Mossad was thought to have been behind two blasts at an Iranian nuclear site and missile base that year which killed at least 17 Revolutionary Guards and several high-ranking missile experts.
The order was called off after Pardo and Gantz opposed it, J-Post says.
Barak, who later served as prime minister, has previously claimed Netanyahu sought to bomb Iran in 2010 and 2011, but was opposed by senior Israeli officials.
Pardo said that upon receiving the command, he sought ‘clarifications about everything I could, I checked with legal advisers, I consulted with everyone I could to understand who is authorized to give the order concerning launching a war.’

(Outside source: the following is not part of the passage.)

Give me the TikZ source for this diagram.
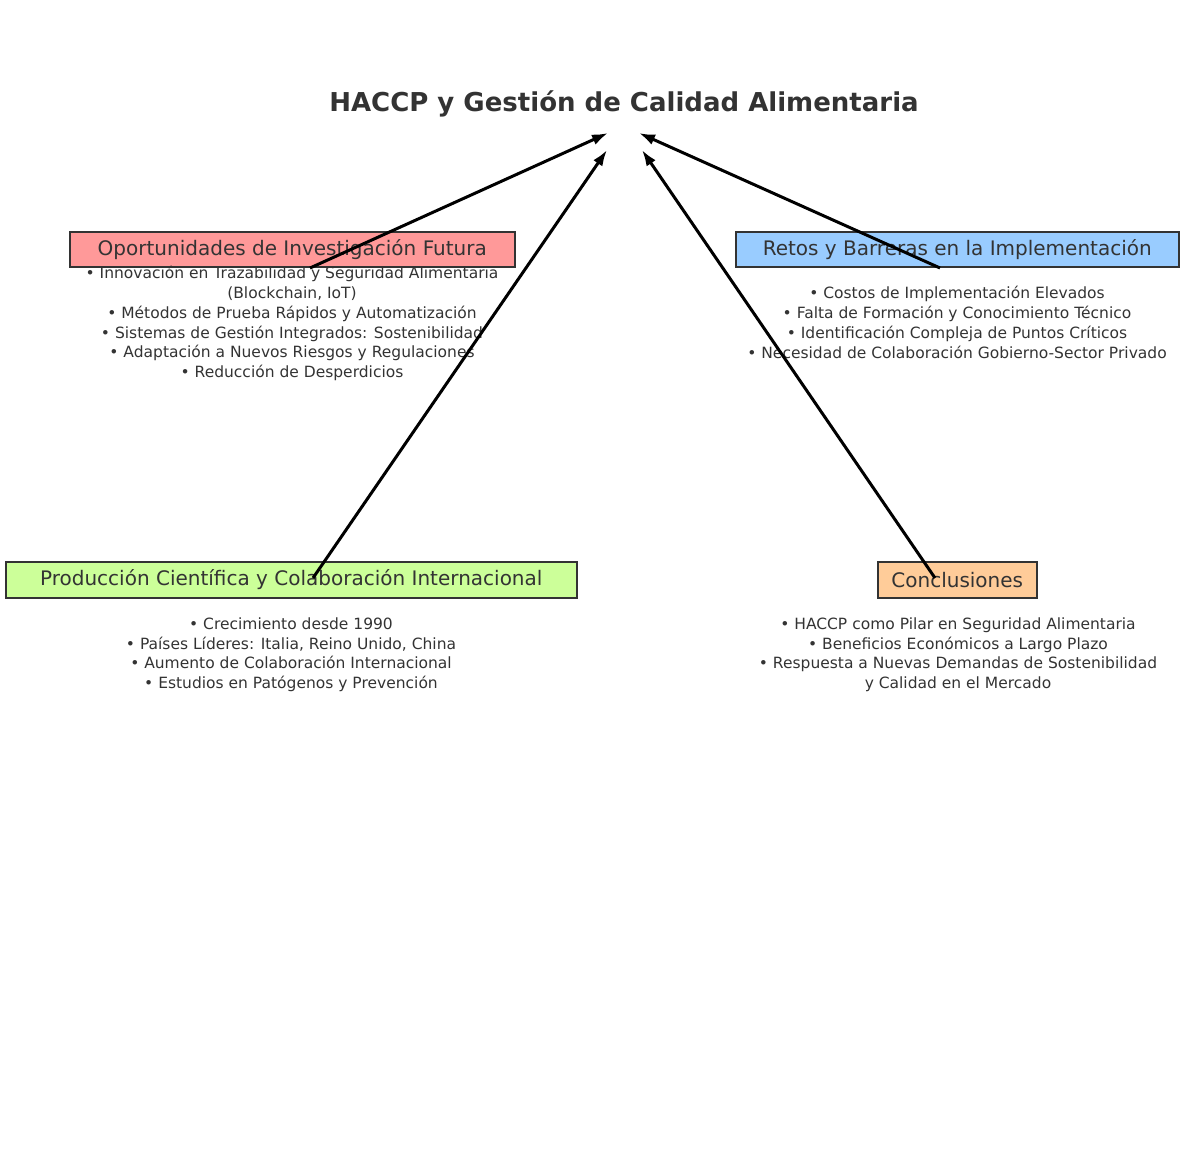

According to the excerpts, Pardo said he wanted ‘to be certain that if, heaven forbid, something incorrect happened, even if the mission failed, that there won’t be a situation where I carried out an illegal operation.’
There was no immediate comment from Netanyahu’s office on Pardo’s claim.

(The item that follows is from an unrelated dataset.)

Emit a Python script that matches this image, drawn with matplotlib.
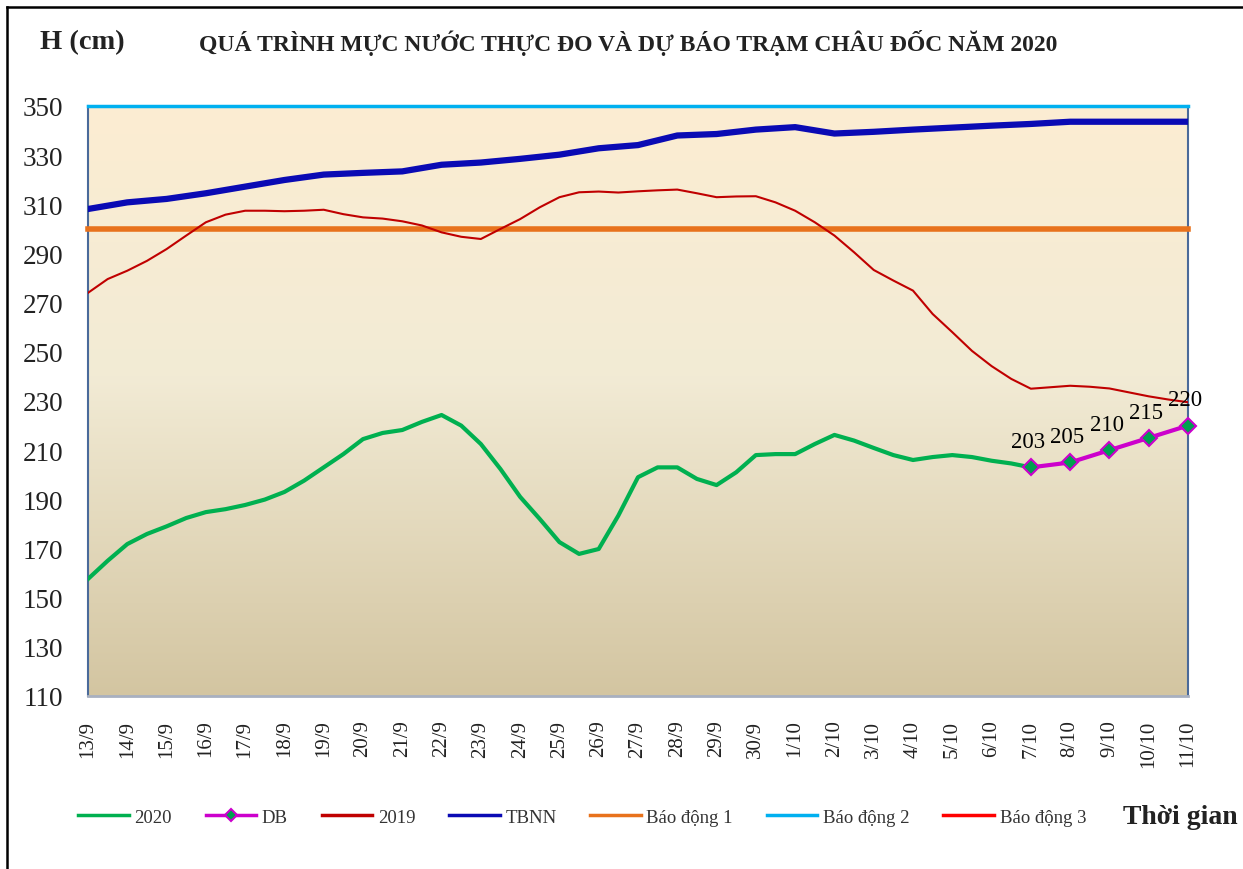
import numpy as np
import matplotlib
matplotlib.use('Agg')
import matplotlib.pyplot as plt
from matplotlib.lines import Line2D

plt.rcParams['font.family'] = ['Liberation Serif', 'DejaVu Serif']

# Ngay (truc hoanh)
dates = ['13/9', '14/9', '15/9', '16/9', '17/9', '18/9', '19/9', '20/9', '21/9',
         '22/9', '23/9', '24/9', '25/9', '26/9', '27/9', '28/9', '29/9', '30/9',
         '1/10', '2/10', '3/10', '4/10', '5/10', '6/10', '7/10', '8/10', '9/10',
         '10/10', '11/10']

# Muc nuoc 2020 thuc do (moi 12 gio, tu 13/9 den 7/10)
h2020 = [157.6, 165.0, 171.8, 175.9, 179.0, 182.4, 184.8, 186.0, 187.7, 189.9,
         193.0, 197.6, 203.0, 208.4, 214.5, 217.0, 218.2, 221.5, 224.3, 220.0,
         212.5, 202.3, 191.0, 182.0, 172.6, 167.8, 169.8, 183.4, 199.0, 203.0,
         203.0, 198.3, 195.8, 201.0, 208.0, 208.4, 208.4, 212.5, 216.2, 213.9,
         210.9, 208.0, 206.0, 207.2, 208.0, 207.2, 205.7, 204.6, 203.0]

# Du bao (DB)
db_dates = ['7/10', '8/10', '9/10', '10/10', '11/10']
db_values = [203, 205, 210, 215, 220]

# Muc nuoc 2019 (moi 12 gio)
h2019 = [274.0, 279.6, 283.0, 287.0, 291.8, 297.3, 302.7, 305.8, 307.4, 307.4,
         307.2, 307.4, 307.8, 306.0, 304.7, 304.2, 303.1, 301.4, 298.6, 296.8,
         295.9, 300.0, 304.0, 308.8, 312.9, 314.9, 315.2, 314.8, 315.3, 315.7,
         316.0, 314.5, 312.9, 313.2, 313.3, 310.8, 307.4, 302.7, 297.3, 290.5,
         283.3, 279.0, 274.9, 265.4, 258.0, 250.4, 244.2, 239.0, 235.0, 235.6,
         236.2, 235.8, 235.1, 233.5, 231.9, 230.6, 229.5]

# Trung binh nhieu nam (TBNN), theo ngay
tbnn = [308.1, 310.8, 312.2, 314.5, 317.2, 319.9, 322.1, 322.8, 323.4, 326.1,
        327.0, 328.5, 330.2, 332.8, 334.1, 338.0, 338.6, 340.4, 341.4, 338.8,
        339.5, 340.4, 341.2, 342.0, 342.7, 343.6, 343.6, 343.6, 343.6]

# Bao dong 1, 2, 3
bao_dong = [300, 350, 400]
bao_dong_names = ['Báo động 1', 'Báo động 2', 'Báo động 3']
bao_dong_colors = ['#E8721C', '#00B0F0', '#FF0000']

y_ticks = list(range(110, 351, 20))

fig = plt.figure(figsize=(12.43, 8.70), dpi=100)
ax = fig.add_axes([88 / 1243, 1 - 697 / 870, 1100 / 1243, 590 / 870])

x_last = len(dates) - 1
ax.set_xlim(0, x_last)
ax.set_ylim(110, 350)

# nen gradient
vals = np.linspace(350, 110, 400)
stops_v = [110, 240, 350]
stops_c = np.array([[211, 197, 161], [242, 235, 213], [252, 237, 210]]) / 255
grad = np.stack([np.interp(vals, stops_v, stops_c[:, k]) for k in range(3)], axis=-1)
ax.imshow(grad[:, None, :], extent=[0, x_last, 110, 350], aspect='auto', zorder=0)

x_half = np.arange(len(h2020)) * 0.5
x_half19 = np.arange(len(h2019)) * 0.5
x_day = np.arange(len(tbnn))
x_db = [dates.index(d) for d in db_dates]

l2020, = ax.plot(x_half, h2020, color='#00B050', lw=3, zorder=5, label='2020',
                 solid_joinstyle='round')
ldb, = ax.plot(x_db, db_values, color='#CC00CC', lw=3, marker='D', markersize=8,
               markerfacecolor='#00A050', markeredgecolor='#CC00CC', markeredgewidth=1.5,
               zorder=6, label='DB', clip_on=False)
l2019, = ax.plot(x_half19, h2019, color='#C00000', lw=1.5, zorder=4, label='2019',
                 solid_joinstyle='round')
ltb, = ax.plot(x_day, tbnn, color='#0A0AB4', lw=4.5, zorder=4, label='TBNN',
               solid_joinstyle='round')

bd_lines = []
lws = [4, 2.5, 2.5]
for v, name, c, lw in zip(bao_dong, bao_dong_names, bao_dong_colors, lws):
    ln, = ax.plot([0, x_last], [v, v], color=c, lw=lw, zorder=3, label=name,
                  clip_on=(v > 350))
    bd_lines.append(ln)

for x, v in zip(x_db, db_values):
    ax.annotate(str(v), (x, v), xytext=(-2, 11), textcoords='offset points',
                ha='center', va='bottom', fontsize=16.5, zorder=7)

ax.set_xticks(range(len(dates)))
ax.set_xticklabels(dates, rotation=90, fontsize=15)
ax.set_yticks(y_ticks)
ax.set_yticklabels([str(t) for t in y_ticks], fontsize=19.5)
ax.tick_params(axis='both', length=0, colors='#222222')
ax.tick_params(axis='y', pad=18)
ax.tick_params(axis='x', pad=17)

ax.spines['top'].set_visible(False)
ax.spines['left'].set_color('#4A6A9A')
ax.spines['left'].set_linewidth(1.5)
ax.spines['right'].set_color('#4A6A9A')
ax.spines['right'].set_linewidth(1.5)
ax.spines['bottom'].set_color('#A8B0C0')
ax.spines['bottom'].set_linewidth(2)

fig.text(40 / 1243, 1 - 43 / 870, 'H (cm)', fontsize=20.5, fontweight='bold',
         ha='left', va='center', color='#222222')
fig.text(628 / 1243, 1 - 43 / 870,
         'QUÁ TRÌNH MỰC NƯỚC THỰC ĐO VÀ DỰ BÁO TRẠM CHÂU ĐỐC NĂM 2020',
         fontsize=17, fontweight='bold', ha='center', va='center', color='#222222')
fig.text(1123 / 1243, 1 - 818 / 870, 'Thời gian', fontsize=20, fontweight='bold',
         ha='left', va='center', color='#222222')

handles = [l2020, ldb, l2019, ltb] + bd_lines
leg = fig.legend(handles=handles, loc='center left',
                 bbox_to_anchor=(78 / 1243, 1 - 818 / 870), ncol=7, frameon=False,
                 fontsize=13.5, handlelength=2.7, handletextpad=0.3,
                 columnspacing=1.8, borderpad=0, borderaxespad=0)
for t in leg.get_texts():
    t.set_color('#333333')
for h in leg.legend_handles:
    h.set_linewidth(2.5)
leg.legend_handles[1].set_markersize(6)

# khung ngoai
fig.add_artist(Line2D([7 / 1243, 7 / 1243], [0, 1 - 8 / 870], color='black', lw=1.8))
fig.add_artist(Line2D([7 / 1243, 1], [1 - 8 / 870, 1 - 8 / 870], color='black', lw=1.8))

fig.savefig('out.png', dpi=100)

Pardo spoke out as Israel and Iran fight a shadow-conflict in Syria. Pictured are Israeli missiles in Syrian airspace, which the Jewish state said were fired at Iranian targets
Multiple missile strikes have hit the Israel-occupied Golan Heights (pictured) in recent weeks, which Netanyahu has blamed on Iranian forces inside Syria
The interview, which will be broadcast in full on Thursday night, comes as tensions between Israel and Iran threaten to boil over into war.
The arch-rivals have been fighting a shadow conflict inside Syria with Israel carrying out frequent bombing runs against what it says are Iranian military bases.
Israel also claims that rocket attacks on its positions in the Golan Heights are being carried out by Iran.
The Jewish state has also accused Iran of building missile factories and moving medium-range ICBMs capable of striking the country into Syria.
Both Iran and Syria have refused to acknowledge Tehran’s presence in the country.
In February, Israel shot down what it said was an armed Iranian drone that entered Israeli airspace.
Israel responded by attacking anti-aircraft positions in Syria, and an Israeli warplane was shot down during the battle.
Israel has increasingly warned that it sees Iranian influence in Syria as a threat, pointing to Iran’s military presence inside the country as well as that of Iranian-backed militiamen.
On Wednesday, Netanyahu said Israel ‘will not allow Iran to arm itself with nuclear weapons.
‘We will continue to act against its intentions to establish itself militarily in Syria besides us, not just opposite the Golan Heights, but any place in Syria.’
Netanyahu has long been a strident critic of Iran and has accused Tehran of attempting to develop nuclear weapons and long range ballistic missiles.
Netanyahu has recently intensified his criticism of the nuclear agreement reached between world powers and Iran in 2015. President Donald Trump withdrew the United States from that deal earlier this month.
There is also a concerted effort by Netanyahu’s administration to convince Russia to pressure Iran to withdraw its forces from war-torn Syria.